Лучшей надгробной речью ему была фраза Владимира Ильича: «Такие люди незаменимы, их приходится заменять целой группой работников».

Моисей Соломонович Урицкий

Я познакомился с ним в 1901 году. Между тюрьмой и ссылкой я был отпущен на короткий срок в Киев к родным. По просьбе местного политического Красного Креста я прочел реферат в его пользу. И всех нас — лектора и слушателей, в том числе Е. Тарле и В. Водовозова — отвели под казацким конвоем в Лукьяновскую тюрьму. Когда мы немного осмотрелись, то убедились, что это какая-то особенная тюрьма: двери камер не запирались никогда— прогулки совершались общие, и во время прогулок вперемежку то занимались спортом, то слушали лекции по научному социализму.
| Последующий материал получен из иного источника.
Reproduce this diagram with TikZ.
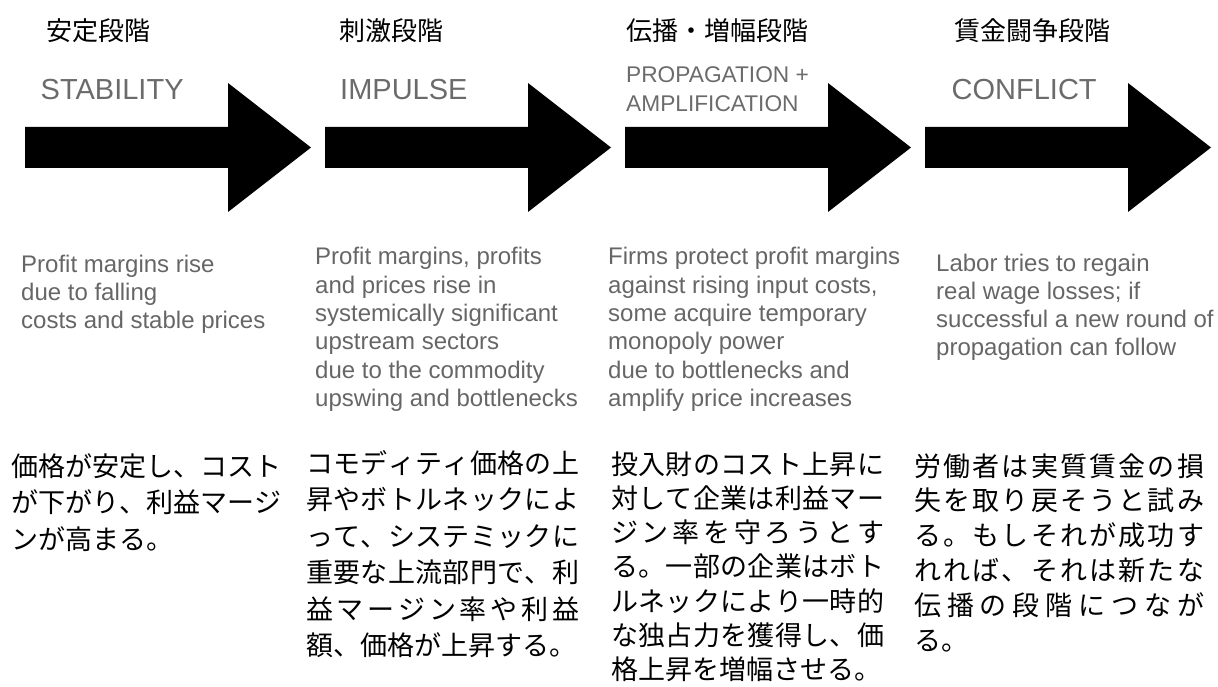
\documentclass[tikz,border=0pt]{standalone}
\usepackage{fontspec}
\setmainfont{Liberation Sans}
\newfontfamily\jp{Noto Sans CJK JP}
\definecolor{titlegray}{HTML}{6B6B6B}
\definecolor{descgray}{HTML}{666666}
\makeatletter
\def\jfull#1#2{\makebox[#1][s]{\jfull@#2\relax\unskip}}
\def\jfull@#1{\ifx#1\relax\else#1\hskip0pt plus 1fil\expandafter\jfull@\fi}
\makeatother
\tikzset{
  bigarrow/.style={fill=black},
  jhead/.style={font=\jp\fontsize{26}{30}\selectfont, anchor=base west, inner sep=0pt},
  entitle/.style={font=\fontsize{29}{34}\selectfont, text=titlegray, anchor=base west, inner sep=0pt},
  entitlesm/.style={font=\fontsize{22.7}{26}\selectfont, text=titlegray, anchor=base west, inner sep=0pt},
  endesc/.style={font=\fontsize{24}{28}\selectfont, text=descgray, anchor=base west, inner sep=0pt},
  jbody/.style={font=\jp\fontsize{27}{30}\selectfont, anchor=base west, inner sep=0pt}
}
\begin{document}
\begin{tikzpicture}[x=1pt,y=-1pt]
\useasboundingbox (0,0) rectangle (1218,687);
% arrows
\foreach \k in {0,1,2,3}{
  \fill[bigarrow] ({25+300*\k},127) -- ({228+300*\k},127) -- ({228+300*\k},83)
    -- ({311+300*\k},147.5) -- ({228+300*\k},212) -- ({228+300*\k},168)
    -- ({25+300*\k},168) -- cycle;
}
% Japanese headings
\node[jhead] (h1) at (46,41) {安定段階};
\node[jhead] (h2) at (339,41) {刺激段階};
\node[jhead] (h3) at (626,41) {伝播・増幅段階};
\node[jhead] (h4) at (954,41) {賃金闘争段階};
% English titles
\node[entitle] (t1) at (40.5,100) {STABILITY};
\node[entitle] (t2) at (340,100) {IMPULSE};
\node[entitlesm] (t3a) at (626,83) {PROPAGATION +};
\node[entitlesm] (t3b) at (626,112) {AMPLIFICATION};
\node[entitle] (t4) at (951.5,100) {CONFLICT};
% English descriptions
\foreach \t [count=\i] in {Profit margins rise, due to falling, costs and stable prices}
  \node[endesc] (eA\i) at (21,{272+28.3*(\i-1)}) {\t};
\foreach \t [count=\i] in {{Profit margins, profits}, and prices rise in, systemically significant, upstream sectors, due to the commodity, upswing and bottlenecks}
  \node[endesc] (eB\i) at (315,{265+28.3*(\i-1)}) {\t};
\foreach \t [count=\i] in {Firms protect profit margins, {against rising input costs,}, some acquire temporary, monopoly power, due to bottlenecks and, amplify price increases}
  \node[endesc] (eC\i) at (608,{265+28.3*(\i-1)}) {\t};
\foreach \t [count=\i] in {Labor tries to regain, real wage losses; if, successful a new round of, propagation can follow}
  \node[endesc] (eD\i) at (936,{271+28.3*(\i-1)}) {\t};
% Japanese descriptions
\foreach \t [count=\i] in {{\jfull{270pt}{価格が安定し、コスト}}, {\jfull{270pt}{が下がり、利益マージ}}, {ンが高まる。}}
  \node[jbody] (jA\i) at (11,{476+36.5*(\i-1)}) {\t};
\foreach \t [count=\i] in {{\jfull{273pt}{コモディティ価格の上}}, {\jfull{273pt}{昇やボトルネックによ}}, {\jfull{273pt}{って、システミックに}}, {\jfull{273pt}{重要な上流部門で、利}}, {\jfull{273pt}{益マージン率や利益}}, {額、価格が上昇する。}}
  \node[jbody] (jB\i) at (306,{473+36.5*(\i-1)}) {\t};
\foreach \t [count=\i] in {{\jfull{273pt}{投入財のコスト上昇に}}, {\jfull{273pt}{対して企業は利益マー}}, {\jfull{273pt}{ジン率を守ろうとす}}, {\jfull{273pt}{る。一部の企業はボト}}, {\jfull{273pt}{ルネックにより一時的}}, {\jfull{273pt}{な独占力を獲得し、価}}, {格上昇を増幅させる。}}
  \node[jbody] (jC\i) at (611,{474+34.3*(\i-1)}) {\t};
\foreach \t [count=\i] in {{\jfull{290pt}{労働者は実質賃金の損}}, {\jfull{290pt}{失を取り戻そうと試み}}, {\jfull{290pt}{る。もしそれが成功す}}, {\jfull{290pt}{れれば、それは新たな}}, {\jfull{290pt}{伝播の段階につなが}}, {る。}}
  \node[jbody] (jD\i) at (914,{476+34.8*(\i-1)}) {\t};
\end{tikzpicture}
\end{document}
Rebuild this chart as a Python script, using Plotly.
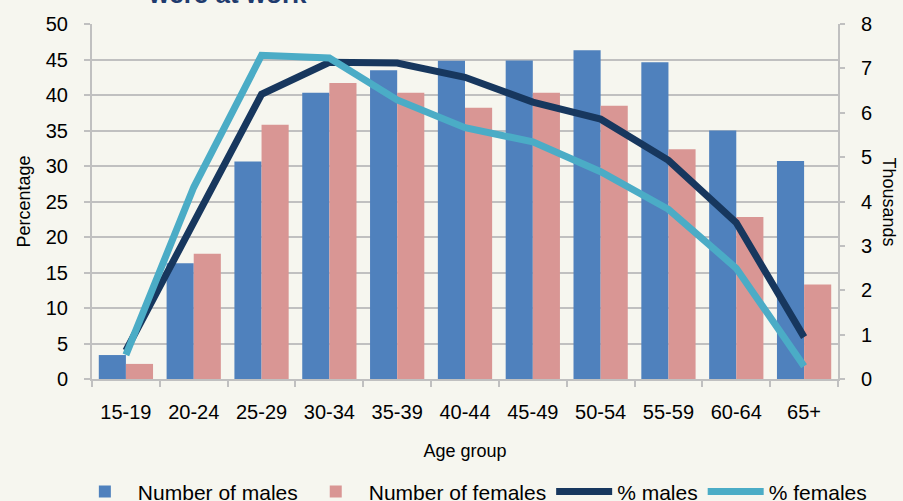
import plotly.graph_objects as go

age_groups = ["15-19", "20-24", "25-29", "30-34", "35-39", "40-44",
              "45-49", "50-54", "55-59", "60-64", "65+"]

# thousands (right axis)
males_k = [0.54, 2.61, 4.90, 6.45, 6.96, 7.17, 7.18, 7.41, 7.14, 5.60, 4.91]
females_k = [0.34, 2.82, 5.73, 6.67, 6.45, 6.11, 6.45, 6.16, 5.18, 3.65, 2.13]

# percentage (left axis)
pct_males = [4.0, 22.3, 40.1, 44.6, 44.5, 42.5, 39.0, 36.6, 30.8, 22.0, 5.9]
pct_females = [3.4, 27.0, 45.6, 45.2, 39.3, 35.4, 33.4, 29.2, 23.9, 15.6, 1.8]

BG = "#f6f6ef"
GRID = "#c0c0c0"
FONT = "Liberation Sans, Arial, sans-serif"

fig = go.Figure()

# bars on the thousands axis (drawn first, underneath)
fig.add_trace(go.Bar(x=age_groups, y=males_k, name="Number of males",
                     marker=dict(color="#4f81bd", line=dict(width=0))))
fig.add_trace(go.Bar(x=age_groups, y=females_k, name="Number of females",
                     marker=dict(color="#d99694", line=dict(width=0))))
# lines on the percentage axis, overlaid on top
fig.add_trace(go.Scatter(x=age_groups, y=pct_males, name="% males", mode="lines",
                         line=dict(color="#17375e", width=7), yaxis="y2"))
fig.add_trace(go.Scatter(x=age_groups, y=pct_females, name="% females", mode="lines",
                         line=dict(color="#4bacc6", width=7), yaxis="y2"))

fig.update_layout(
    width=903, height=501,
    paper_bgcolor=BG, plot_bgcolor=BG,
    margin=dict(l=92, r=65, t=24, b=122, autoexpand=False),
    font=dict(family=FONT, size=20, color="#000000"),
    barmode="group", bargap=0.2, bargroupgap=0,
    showlegend=True,
    legend=dict(orientation="h", x=-0.027, xanchor="left", y=-0.318, yanchor="middle",
                font=dict(size=21), bgcolor="rgba(0,0,0,0)", traceorder="normal",
                itemwidth=56),
    xaxis=dict(showline=True, linecolor=GRID, linewidth=2, ticks="outside",
               tickson="boundaries", ticklen=6, tickcolor=GRID, tickwidth=2,
               ticklabelstandoff=14, automargin=False,
               title=dict(text="Age group", font=dict(size=18), standoff=22)),
    yaxis=dict(range=[0, 8], dtick=1, side="right", showgrid=False,
               showline=True, linecolor=GRID, linewidth=2, ticks="outside",
               ticklen=5, tickcolor=GRID, tickwidth=2, ticklabelstandoff=12,
               zeroline=False, automargin=False),
    yaxis2=dict(range=[0, 50], dtick=5, overlaying="y", side="left",
                showgrid=True, gridcolor=GRID, gridwidth=2,
                showline=True, linecolor=GRID, linewidth=2, ticks="outside",
                ticklen=6, tickcolor=GRID, tickwidth=2, ticklabelstandoff=12,
                zeroline=False, automargin=False,
                title=dict(text="Percentage", font=dict(size=18), standoff=10)),
)

fig.add_annotation(text="Thousands", textangle=90, xref="paper", yref="paper",
                   x=(889 - 92) / 746, y=0.5, xanchor="center", yanchor="middle",
                   showarrow=False, font=dict(size=18))
# last line of a title that is cut off by the top edge
fig.add_annotation(text="<b>were at work</b>", xref="paper", yref="paper",
                   x=(227 - 92) / 746, y=1.0845, xanchor="center", yanchor="middle",
                   showarrow=False, font=dict(size=26, color="#1f3b6e"))

# drop the default 8px body margin so the figure fills the window
fig.write_html("out.html", config={"displayModeBar": False},
               post_script="document.body.style.margin='0';")
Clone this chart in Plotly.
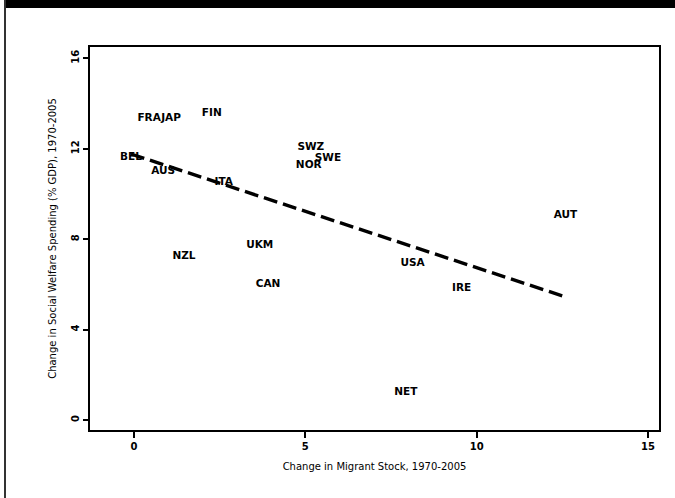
import numpy as np
import plotly.graph_objects as go

countries = ["FRA", "JAP", "FIN", "BEL", "AUS", "ITA", "SWZ", "NOR", "SWE",
             "AUT", "UKM", "NZL", "CAN", "USA", "IRE", "NET"]
migrant_change = [0.44, 1.08, 2.27, -0.09, 0.85, 2.62, 5.16, 5.10, 5.66,
                  12.59, 3.67, 1.46, 3.91, 8.13, 9.56, 7.93]
welfare_change = [13.36, 13.36, 13.58, 11.64, 11.02, 10.53, 12.04, 11.28, 11.59,
                  9.07, 7.74, 7.26, 6.02, 6.95, 5.84, 1.24]
x_ticks = [0, 5, 10, 15]
y_ticks = [0, 4, 8, 12, 16]

# linear fit over the data range
slope, intercept = np.polyfit(migrant_change, welfare_change, 1)
fit_x = [min(migrant_change), max(migrant_change)]
fit_y = [intercept + slope * v for v in fit_x]

FONT = "DejaVu Sans"

fig = go.Figure()
fig.add_trace(go.Scatter(
    x=fit_x, y=fit_y, mode="lines",
    line=dict(color="black", width=3.4, dash="14px,6px"),
    showlegend=False, hoverinfo="skip"))
fig.add_trace(go.Scatter(
    x=migrant_change, y=welfare_change, mode="text", text=countries,
    textposition="middle center",
    textfont=dict(family=FONT, size=10.5, color="black", weight="bold"),
    showlegend=False, hoverinfo="skip"))

W, H = 675, 498
L, R, T, B = 90, 16, 47, 68
pw, ph = W - L - R, H - T - B

def px_x(p):
    return (p - L) / pw

def px_y(p):
    return 1 - (p - T) / ph

fig.update_layout(
    width=W, height=H,
    margin=dict(l=L, r=R, t=T, b=B),
    paper_bgcolor="white", plot_bgcolor="white",
    font=dict(family=FONT, size=10, color="black"),
    xaxis=dict(range=[-1.284, 15.32], tickvals=x_ticks, ticks="outside",
               ticklen=6, tickwidth=1.8, tickcolor="black",
               showline=True, linecolor="black", linewidth=2, mirror=True,
               showgrid=False, zeroline=False,
               tickfont=dict(family=FONT, size=10, weight="bold"),
               title=dict(text="Change in Migrant Stock, 1970-2005",
                          font=dict(family=FONT, size=10), standoff=12)),
    yaxis=dict(range=[-0.44, 16.5], tickvals=y_ticks, ticks="outside",
               ticklen=5, tickwidth=1.8, tickcolor="black", tickangle=-90,
               showline=True, linecolor="black", linewidth=2, mirror=True,
               showgrid=False, zeroline=False,
               tickfont=dict(family=FONT, size=10, weight="bold"),
               title=dict(text="Change in Social Welfare Spending (% GDP), 1970-2005",
                          font=dict(family=FONT, size=10), standoff=12)),
    shapes=[
        dict(type="rect", xref="paper", yref="paper",
             x0=px_x(6), x1=px_x(675), y0=px_y(8), y1=px_y(0),
             fillcolor="black", line=dict(width=0), layer="above"),
        dict(type="line", xref="paper", yref="paper",
             x0=px_x(5), x1=px_x(5), y0=px_y(0), y1=px_y(498),
             line=dict(color="#333333", width=2), layer="above"),
    ],
)

fig.write_html("out.html")
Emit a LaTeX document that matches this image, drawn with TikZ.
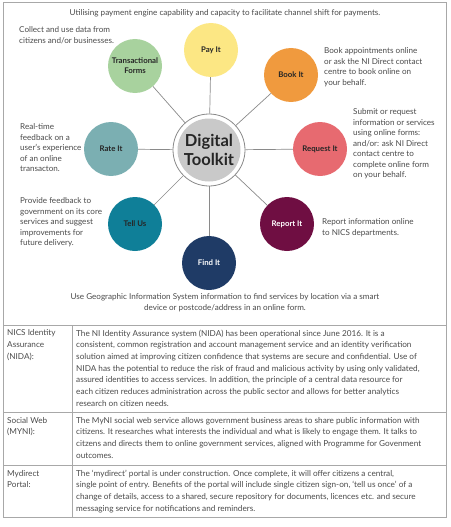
\documentclass[tikz,border=0pt]{standalone}
\usepackage{fontspec}
\setmainfont{Lato}
\definecolor{txtgray}{HTML}{4A4A4A}
\definecolor{bordergray}{HTML}{A8A8A8}
\definecolor{linegray}{HTML}{8A8A8A}
\definecolor{cpay}{HTML}{FCE784}
\definecolor{ctrans}{HTML}{A8D29E}
\definecolor{cbook}{HTML}{F09A3E}
\definecolor{creq}{HTML}{E76A70}
\definecolor{crate}{HTML}{7BAFB2}
\definecolor{ctell}{HTML}{0F7F98}
\definecolor{crep}{HTML}{6F0E42}
\definecolor{cfind}{HTML}{1F3B66}
\definecolor{ccenter}{HTML}{C9C9C9}
\begin{document}
\begin{tikzpicture}[x=1pt,y=-1pt,
  txt/.style={font=\fontsize{8.1}{10.5}\selectfont, text=txtgray, inner sep=0pt, align=left},
  ttxt/.style={font=\fontsize{8.2}{11.7}\selectfont, text=txtgray, inner sep=0pt, align=left},
  circ/.style={circle, minimum size=54pt, inner sep=0pt, font=\bfseries\fontsize{7.8}{10}\selectfont, align=center, text=black!85},
  conn/.style={draw=linegray, line width=0.7pt},
  frame/.style={draw=bordergray, line width=1pt}]
\useasboundingbox (0,0) rectangle (450,527);
% frame and table
\draw[frame] (3,3) rectangle (446,517);
\draw[frame, line width=0.8pt] (3,325) -- (446,325);
\draw[frame, line width=0.8pt] (3,412.6) -- (446,412.6);
\draw[frame, line width=0.8pt] (3,465.3) -- (446,465.3);
\draw[frame, line width=0.8pt] (72,325) -- (72,517);
% centre
\node[circle, minimum size=72pt, inner sep=0pt, draw=linegray, line width=0.8pt, fill=white] (dt) at (209,150) {};
\node[circle, minimum size=63pt, inner sep=0pt, fill=ccenter, font=\bfseries\fontsize{16.5}{19}\selectfont, align=center, text=black!85] (dtin) at (209,150) {Digital\\Toolkit};
% satellites
\node[circ, fill=cpay] (pay) at (211,50) {Pay It};
\node[circ, fill=ctrans] (trans) at (135,66) {Transactional\\Forms};
\node[circ, fill=cbook] (book) at (291,75) {Book It};
\node[circ, fill=creq] (req) at (320,149) {Request It};
\node[circ, fill=crate] (rate) at (111,149) {Rate It};
\node[circ, fill=ctell] (tell) at (135,224) {Tell Us};
\node[circ, fill=crep, text=white] (rep) at (287,224) {Report It};
\node[circ, fill=cfind, text=white] (find) at (209,263) {Find It};
\foreach \n in {pay,trans,book,req,rate,tell,rep,find} \draw[conn] (dt) -- (\n);
% descriptions
\node[txt, anchor=center] (tpay) at (225,13) {Utilising payment engine capability and capacity to facilitate channel shift for payments.};
\node[txt, anchor=north west] (ttrans) at (19,26.5) {Collect and use data from\\citizens and/or businesses.};
\node[txt, anchor=north west] (tbook) at (324,47.5) {Book appointments online\\or ask the NI Direct contact\\centre to book online on\\your behalf.};
\node[txt, anchor=north west] (treq) at (353,108.5) {Submit or request\\information or services\\using online forms:\\and/or: ask NI Direct\\contact centre to\\complete online form\\on your behalf.};
\node[txt, anchor=north west] (trate) at (20,123.5) {Real-time\\feedback on a\\user's experience\\of an online\\transacton.};
\node[txt, anchor=north west] (ttell) at (20,197.5) {Provide feedback to\\government on its core\\services and suggest\\improvements for\\future delivery.};
\node[txt, anchor=north west] (trep) at (322,218.5) {Report information online\\to NICS departments.};
\node[txt, align=center, anchor=north] (tfind) at (225,293.5) {Use Geographic Information System information to find services by location via a smart\\device or postcode/address in an online form.};
% table text
\node[ttxt, anchor=north west] (l1) at (7,329.5) {NICS Identity\\Assurance\\(NIDA):};
\node[ttxt, anchor=north west] (r1) at (76,329.5) {The NI Identity Assurance system (NIDA) has been operational since June 2016. It is a\\consistent, common registration and account management service and an identity verification\\solution aimed at improving citizen confidence that systems are secure and confidential. Use of\\NIDA has the potential to reduce the risk of fraud and malicious activity by using only validated,\\assured identities to access services. In addition, the principle of a central data resource for\\each citizen reduces administration across the public sector and allows for better analytics\\research on citizen needs.};
\node[ttxt, anchor=north west] (l2) at (7,417) {Social Web\\(MYNI):};
\node[ttxt, anchor=north west] (r2) at (76,417) {The MyNI social web service allows government business areas to share public information with\\citizens. It researches what interests the individual and what is likely to engage them. It talks to\\citzens and directs them to online government services, aligned with Programme for Govenment\\outcomes.};
\node[ttxt, anchor=north west] (l3) at (7,469.8) {Mydirect\\Portal:};
\node[ttxt, anchor=north west] (r3) at (76,469.8) {The ‘mydirect’ portal is under construction. Once complete, it will offer citizens a central,\\single point of entry. Benefits of the portal will include single citizen sign-on, ‘tell us once’ of a\\change of details, access to a shared, secure repository for documents, licences etc. and secure\\messaging service for notifications and reminders.};
\end{tikzpicture}
\end{document}
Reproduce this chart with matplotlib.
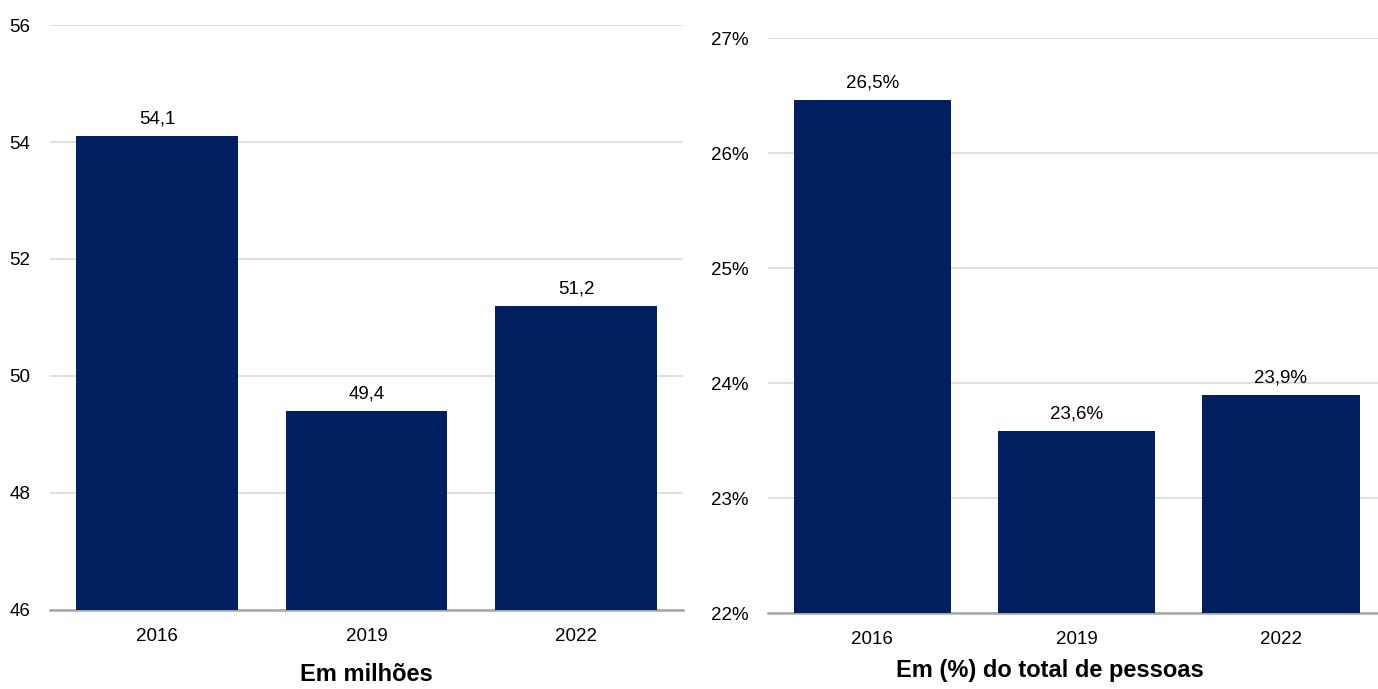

По ночам все садились к окнам, и начинались пение и декламация. В тюрьме имелась коммуна, так что и казенные пайки и все присылаемое семьями поступало в общий котел. Закупки на базаре за общий счет и руководство кухней с целым персоналом уголовных принадлежали той же коммуне политических арестованных. Уголовные относились к коммуне с обожанием, так как она ультимативно вывела из тюрьмы битье и даже ругательства.

Как же совершилось это чудо превращения Лукьяновки в коммуну? А дело в том, что тюрьмою правил не столько её начальник, сколько староста политических — Моисей Соломонович Урицкий.

В то время носил он большую черную бороду и постоянно сосал маленькую трубку. Флегматичный, невозмутимый, похожий на боцмана дальнего плавания, он ходил по тюрьме своей характерной походкой молодого медведя, знал всё, поспевал всюду, импонировал всем «и был благодетелем для одних, неприятным, но непобедимым авторитетом для других.

Над тюремным начальством он господствовал именно благодаря своей спокойной силе, властно выделявшей его духовное превосходство.

Прошли годы. Оба мы были за это время в ссылке, оба стали эмигрантами.

Левый меньшевик, Моисей Соломонович Урицкий был искренним и пламенным революционером и социалистом. Под кажущейся холодностью его и флегмой таилась исполинская вера в дело рабочего класса.

Он любил подтрунивать над всяким пафосом и красивыми речами «обо всем великом и прекрасном», он гордился своей трезвостью и любил пококетничать ею, как будто даже с некоторым цинизмом. Но на самом деле это был идеалист чистейшей воды! Жизнь вне рабочего движения для него не существовала. Его огромная политическая страсть не бушевала и не клокотала только потому, что она вся упорядочение и планомерно направлялась к одной цели: благодаря этому она проявлялась только деятельностью, и притом деятельностью чрезвычайно целесообразной.